His legacy is cemented in the sophisticated software tools he developed, which have been utilized within NASA and referenced by aerospace researchers worldwide. These tools have directly contributed to the design and analysis of historic projects, including military aircraft like the B-1B Lancer and NASA's Mars landing systems. By providing the means to simulate extremely complex interactions, his work has increased safety, reduced design-cycle costs, and enabled the exploration of radical new vehicle concepts.

Looking forward, his ongoing research into urban air mobility vehicles ensures his legacy will extend into the future of transportation. By applying the same rigorous standards developed for traditional aerospace to air taxis and drones, he is helping to build a foundational knowledge base for the safety and reliability of these emerging systems. Furthermore, through his role as a Satish Dhawan Visiting Professor at IISc, he is shaping the next generation of engineers who will continue to advance these interdisciplinary frontiers.

Personal Characteristics

Outside his demanding scientific career, Guruswamy has cultivated a rich cultural life that reflects his roots and creative spirit. In 1984, he founded an amateur Kannada drama troupe named 'Chitra-Vichitra' in Silicon Valley, demonstrating a commitment to preserving and promoting his linguistic and cultural heritage far from his birthplace. For this troupe, he not only wrote and directed five dramas staged by the Kannada Koota of Northern California but also contributed musically by playing the harmonium.
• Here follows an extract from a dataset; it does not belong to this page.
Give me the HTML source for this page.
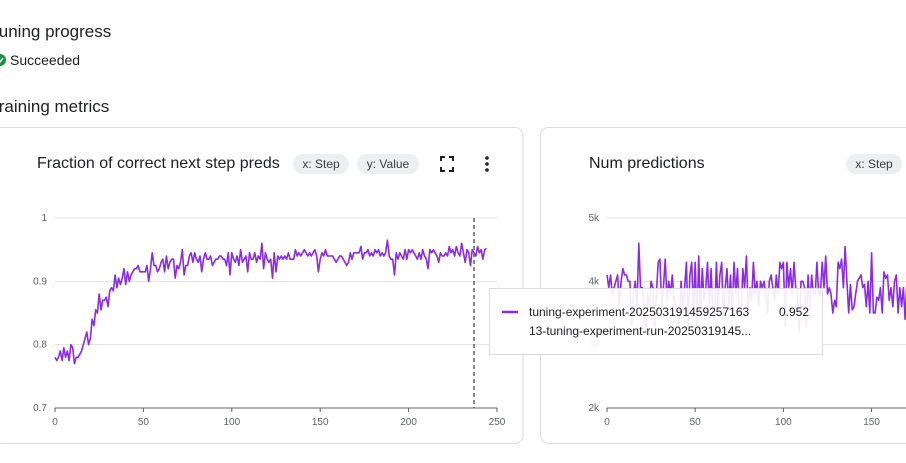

This artistic engagement reveals a person of multidimensional depth, capable of switching from the exacting logic of computational physics to the narrative and emotional expression of theater. It underscores a characteristic of integration—just as he integrates disciplines in his work, he integrates the analytical and the artistic in his personal life. This balance suggests an individual whose identity is firmly anchored in both his professional community at NASA and his cultural community in the diaspora.